April 26, 2026

Restoring What You Damaged

There is forgiveness, and then there is restitution. Walking in freedom often means going back and making things right with the people you wounded along the way.

"Behold, Lord, the half of my goods I give to the poor. And if I have defrauded anyone of anything, I restore it fourfold." — Luke 19:8

Brother — the Zacchaeus story is a curious one for a fight against pornography, until you slow down on it.

A man encounters Jesus. He is forgiven. He is welcomed. He is made new. And his very next move — without anyone asking him — is to make restitution to everyone he has cheated. Not because he was earning his salvation. Because the salvation he received made him want to.

That is a clue.

Real freedom from sexual sin will, in many cases, eventually walk you toward restitution. Not as a precondition for being forgiven. You are already forgiven. As a fruit of being a new man.

What does restitution look like in this fight? It depends. With prayer and with your team's counsel, it may look like:

  • A full disclosure to your wife, in the right setting and at the right time, with a counselor present. Many men in this work eventually do this. Most of us, when we first confess, only confess the easy 30%. There is a 70% your wife does not yet know. Coming to the place where you can tell her the rest — supported by your group, walked through by a counselor — is one of the hardest and most freeing actions in this work.
  • An apology to a wife you injured years ago, even one you are no longer married to. Not for restoration of the relationship. For ownership of what you did.
  • An apology to a woman you used. Often through a brother or counselor first, to discern whether direct contact is wise. Sometimes it is. Sometimes it would re-wound her; in that case, the work is done before God instead.
  • Repayment of money you spent on sites, subscriptions, escorts, gambling. Out of your own income, into your marriage or into the kingdom — by giving the equivalent to ministry that helps the men and women caught in this industry get out.
  • Repair of damaged things in your kids' world. The dad who was emotionally absent for ten years sitting his teenager down and saying "I owe you an apology for the years I checked out, and I want to be present now."

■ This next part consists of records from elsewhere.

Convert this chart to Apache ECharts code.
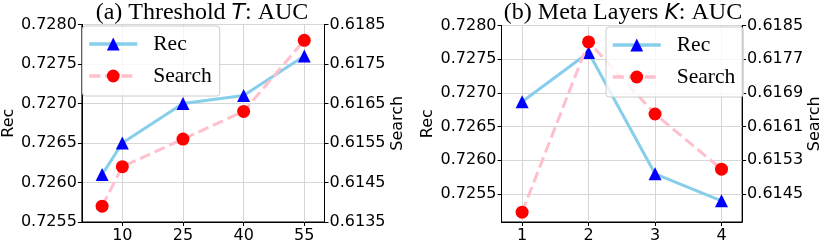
<!DOCTYPE html>
<html><head><meta charset="utf-8">
<script src="https://cdn.jsdelivr.net/npm/echarts@6/dist/echarts.min.js"></script>
<style>html,body{margin:0;padding:0;background:#fff}#c{width:824px;height:244px}</style>
</head><body><div id="c"></div>
<script>
// ---- data ----
const thresholdX = [5, 10, 25, 40, 55];
const thresholdTicks = [10, 25, 40, 55];
const thresholdRec = [0.7261, 0.7265, 0.7270, 0.7271, 0.7276];
const thresholdSearch = [0.6139, 0.6149, 0.6156, 0.6163, 0.6181];
const thresholdRecTicks = [0.7255, 0.7260, 0.7265, 0.7270, 0.7275, 0.7280];
const thresholdSearchTicks = [0.6135, 0.6145, 0.6155, 0.6165, 0.6175, 0.6185];

const layersX = [1, 2, 3, 4];
const layersTicks = [1, 2, 3, 4];
const layersRec = [0.72687, 0.7276, 0.7258, 0.7254];
const layersSearch = [0.61407, 0.61811, 0.6164, 0.61509];
const layersRecTicks = [0.7255, 0.7260, 0.7265, 0.7270, 0.7275, 0.7280];
const layersSearchTicks = [0.6145, 0.6153, 0.6161, 0.6169, 0.6177, 0.6185];

const seriesNames = ['Rec', 'Search'];
const titles = [
  ['(a) Threshold ', 'T', ': AUC'],
  ['(b) Meta Layers ', 'K', ': AUC']
];

// ---- styles ----
const SANS = 'DejaVu Sans';
const SERIF = 'Liberation Serif';
const GRIDC = '#d6d6d6';

function xAxisCfg(gi, min, max, ticks, fmt) {
  return {
    type: 'value', gridIndex: gi, min: min, max: max,
    axisLine: { show: true, onZero: false, lineStyle: { color: '#000', width: 1 } },
    axisTick: { show: true, customValues: ticks, length: 4, lineStyle: { color: '#000' } },
    axisLabel: { customValues: ticks, margin: 6, color: '#000', fontFamily: SANS, fontSize: 16, formatter: fmt },
    splitLine: { show: true, lineStyle: { color: GRIDC, width: 1 } }
  };
}
function yAxisCfg(gi, pos, min, max, ticks, name, gap, grid) {
  return {
    type: 'value', gridIndex: gi, position: pos, min: min, max: max,
    name: name, nameLocation: 'middle', nameRotate: 90, nameGap: gap,
    nameTextStyle: { fontFamily: SANS, fontSize: 16, color: '#000' },
    axisLine: { show: true, onZero: false, lineStyle: { color: '#000', width: 1 } },
    axisTick: { show: true, customValues: ticks, length: 4, lineStyle: { color: '#000' } },
    axisLabel: { customValues: ticks, margin: 5, color: '#000', fontFamily: SANS, fontSize: 16,
      formatter: v => Number(v).toFixed(4) },
    splitLine: { show: grid, lineStyle: { color: GRIDC, width: 1 } }
  };
}
function recSeries(xi, yi, xs, ys) {
  return {
    name: seriesNames[0], type: 'line', xAxisIndex: xi, yAxisIndex: yi,
    data: xs.map((x, i) => [x, ys[i]]),
    symbol: 'triangle', symbolSize: 13,
    lineStyle: { color: '#87CEEB', width: 3 },
    itemStyle: { color: '#0000FF', borderWidth: 0 },
    z: 2, animation: false
  };
}
function searchSeries(xi, yi, xs, ys) {
  return {
    name: seriesNames[1], type: 'line', xAxisIndex: xi, yAxisIndex: yi,
    data: xs.map((x, i) => [x, ys[i]]),
    symbol: 'circle', symbolSize: 13,
    lineStyle: { color: '#FFC0CB', width: 3, type: [11, 5] },
    itemStyle: { color: '#FF0000', borderWidth: 0 },
    z: 3, animation: false
  };
}
function legendCfg(left, top) {
  return {
    orient: 'vertical', left: left, top: top, data: seriesNames,
    itemWidth: 48, itemHeight: 16, itemGap: 10,
    padding: [7, 8, 9, 5],
    backgroundColor: 'rgba(255,255,255,0.8)',
    borderColor: '#cccccc', borderWidth: 1, borderRadius: 3,
    lineStyle: { width: 3.5 },
    textStyle: { fontFamily: SERIF, fontSize: 21.5, color: '#000', padding: [0, 0, 0, 11] },
    selectedMode: false
  };
}
function titleGraphic(cx, parts) {
  return {
    type: 'text', x: cx, y: 13, silent: true,
    style: {
      text: '{s|' + parts[0] + '}{i|' + parts[1] + '}{s|' + parts[2] + '}',
      align: 'center', verticalAlign: 'middle',
      rich: {
        s: { fontFamily: SERIF, fontSize: 24, fill: '#000' },
        i: { fontFamily: SANS, fontStyle: 'italic', fontSize: 22, fill: '#000' }
      }
    }
  };
}

const chart = echarts.init(document.getElementById('c'), null, { renderer: 'canvas' });
chart.setOption({
  animation: false,
  backgroundColor: '#fff',
  grid: [
    { left: 80.5, top: 24.5, width: 244, height: 202, show: true, borderColor: '#000', borderWidth: 1, containLabel: false },
    { left: 501.5, top: 25.5, width: 243.5, height: 201.2, show: true, borderColor: '#000', borderWidth: 1, containLabel: false }
  ],
  xAxis: [
    xAxisCfg(0, 0, 60, thresholdTicks, v => String(v)),
    xAxisCfg(1, 0.69, 4.31, layersTicks, v => String(v))
  ],
  yAxis: [
    yAxisCfg(0, 'left', 0.7255, 0.7280, thresholdRecTicks, 'Rec', 62, true),
    yAxisCfg(0, 'right', 0.6135, 0.6185, thresholdSearchTicks, 'Search', 64, false),
    yAxisCfg(1, 'left', 0.725085, 0.7280, layersRecTicks, 'Rec', 66, true),
    yAxisCfg(1, 'right', 0.613836, 0.6185, layersSearchTicks, 'Search', 62, false)
  ],
  legend: [legendCfg(82.5, 26), legendCfg(606, 27)],
  graphic: [titleGraphic(202, titles[0]), titleGraphic(623, titles[1])],
  series: [
    recSeries(0, 0, thresholdX, thresholdRec),
    searchSeries(0, 1, thresholdX, thresholdSearch),
    recSeries(1, 2, layersX, layersRec),
    searchSeries(1, 3, layersX, layersSearch)
  ]
});
</script></body></html>
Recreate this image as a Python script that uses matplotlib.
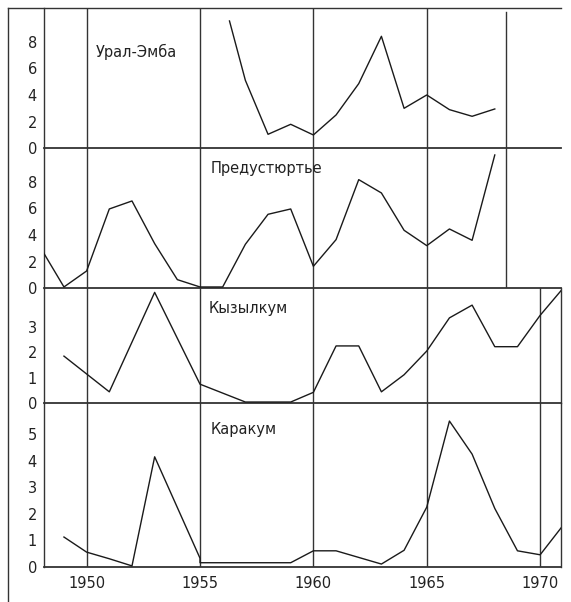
import matplotlib
matplotlib.use("Agg")
import matplotlib.pyplot as plt
from matplotlib.lines import Line2D

# ---- data -------------------------------------------------------------
ural_years = [1956.3, 1957, 1958, 1959, 1960, 1961, 1962, 1963, 1964, 1965, 1966, 1967, 1968]
ural_vals = [9.55, 5.1, 1.05, 1.8, 1.0, 2.5, 4.85, 8.4, 3.0, 4.0, 2.9, 2.4, 2.95]

pred_years = [1948, 1949, 1950, 1951, 1952, 1953, 1954, 1955, 1956, 1957, 1958, 1959,
              1960, 1961, 1962, 1963, 1964, 1965, 1966, 1967, 1968]
pred_vals = [2.95, 0.1, 1.3, 5.95, 6.55, 3.35, 0.65, 0.1, 0.1, 3.3, 5.55, 5.95,
             1.65, 3.65, 8.15, 7.15, 4.35, 3.2, 4.45, 3.6, 10.0]

kyz_years = [1949, 1951, 1953, 1955, 1957, 1958, 1959, 1960, 1961, 1962, 1963, 1964,
             1965, 1966, 1967, 1968, 1969, 1970, 1971]
kyz_vals = [1.85, 0.45, 4.35, 0.75, 0.05, 0.05, 0.05, 0.43, 2.25, 2.25, 0.45, 1.12,
            2.05, 3.35, 3.85, 2.22, 2.22, 3.45, 4.5]

kar_years = [1949, 1950, 1951, 1952, 1953, 1955, 1955, 1956, 1957, 1958, 1959, 1960,
             1961, 1963, 1964, 1965, 1966, 1967, 1968, 1969, 1970, 1971]
kar_vals = [1.12, 0.55, 0.3, 0.03, 4.15, 0.32, 0.15, 0.15, 0.15, 0.15, 0.15, 0.6,
            0.6, 0.1, 0.62, 2.25, 5.5, 4.25, 2.2, 0.6, 0.45, 1.55]

panels = [
    dict(name="Урал-Эмба", years=ural_years, vals=ural_vals, ylim=10.5,
         yticks=[0, 2, 4, 6, 8], vlines=[1950, 1955, 1960, 1965, 1968.5],
         label_xy=(1950.4, 7.2), right=False),
    dict(name="Предустюртье", years=pred_years, vals=pred_vals, ylim=10.5,
         yticks=[0, 2, 4, 6, 8], vlines=[1950, 1955, 1960, 1965, 1968.5],
         label_xy=(1955.45, 9.0), right=False),
    dict(name="Кызылкум", years=kyz_years, vals=kyz_vals, ylim=4.51,
         yticks=[0, 1, 2, 3], vlines=[1950, 1955, 1960, 1965, 1970],
         label_xy=(1955.4, 3.73), right=True),
    dict(name="Каракум", years=kar_years, vals=kar_vals, ylim=6.17,
         yticks=[0, 1, 2, 3, 4, 5], vlines=[1950, 1955, 1960, 1965, 1970],
         label_xy=(1955.45, 5.18), right=True),
]
xticks = [1950, 1955, 1960, 1965, 1970]

# ---- layout -----------------------------------------------------------
W, H = 571, 602
fig = plt.figure(figsize=(W / 100, H / 100), dpi=100)
fig.patch.set_facecolor("white")

left_px, right_px = 44, 561
bounds_px = [(8.3, 148.3), (148.3, 288.3), (288.3, 403.3), (403.3, 566.7)]
XMIN, XMAX = 1948.12, 1970.92

ink = "#1a1a1a"
grid_c = "#333333"
plt.rcParams["font.family"] = ["DejaVu Sans"]

for i, (p, (top, bot)) in enumerate(zip(panels, bounds_px)):
    ax = fig.add_axes([left_px / W, 1 - bot / H, (right_px - left_px) / W, (bot - top) / H])
    ax.set_xlim(XMIN, XMAX)
    ax.set_ylim(0, p["ylim"])
    ax.patch.set_alpha(0)
    for v in p["vlines"]:
        ymax = 0.975 if (i == 0 and v == 1968.5) else 1
        ax.axvline(v, ymin=0, ymax=ymax, color=grid_c, lw=1.0, zorder=1)
    ax.plot(p["years"], p["vals"], color=ink, lw=1.0, zorder=3, clip_on=True)
    ax.text(p["label_xy"][0], p["label_xy"][1], p["name"], fontsize=10.5,
            color="#222222", va="center", ha="left")
    for s in ["top", "right"]:
        ax.spines[s].set_visible(False)
    if p["right"]:
        ax.spines["right"].set_visible(True)
    for s in ["left", "bottom", "right"]:
        ax.spines[s].set_color(grid_c)
        ax.spines[s].set_linewidth(1.0)
    ax.spines["bottom"].set_linewidth(1.3)
    ax.set_yticks(p["yticks"])
    ax.tick_params(axis="y", length=0, pad=5, labelsize=10.5, colors="#222222")
    if i == 3:
        ax.set_xticks(xticks)
        ax.tick_params(axis="x", length=0, pad=7, labelsize=10.5, colors="#222222")
    else:
        ax.set_xticks([])

# outer frame lines (left and top)
fig.add_artist(Line2D([8 / W, 8 / W], [0, 1 - 8.3 / H], transform=fig.transFigure,
                      color=grid_c, lw=1.0))
fig.add_artist(Line2D([8 / W, right_px / W], [1 - 8.3 / H, 1 - 8.3 / H],
                      transform=fig.transFigure, color=grid_c, lw=1.0))

fig.savefig("out.png", dpi=100, facecolor="white")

A few rules for restitution:

  • Do not do this alone. The temptation to either dump everything inappropriately, or to skip the work entirely out of fear, is strong. Your team and a counselor see what you cannot.
  • Do not do this for the response. You do not get to control how she receives it. You do not get to decide what restitution will lead to in the relationship. You do the right thing because it is right; God handles the outcome.
  • Some restitution is direct, some is to God alone. Not every wound from twenty years ago needs to be re-opened with the wounded person. The Spirit will guide.
  • Do not delay forever. The brother who decides to "do it eventually" is the brother who does not do it. Set a date. Tell your team the date. Be accountable to it.

Zacchaeus did not negotiate his restitution. He named it the same day. The salvation he received compelled it. The same Spirit is in you, brother. He may be asking you to write a list this week. Listen.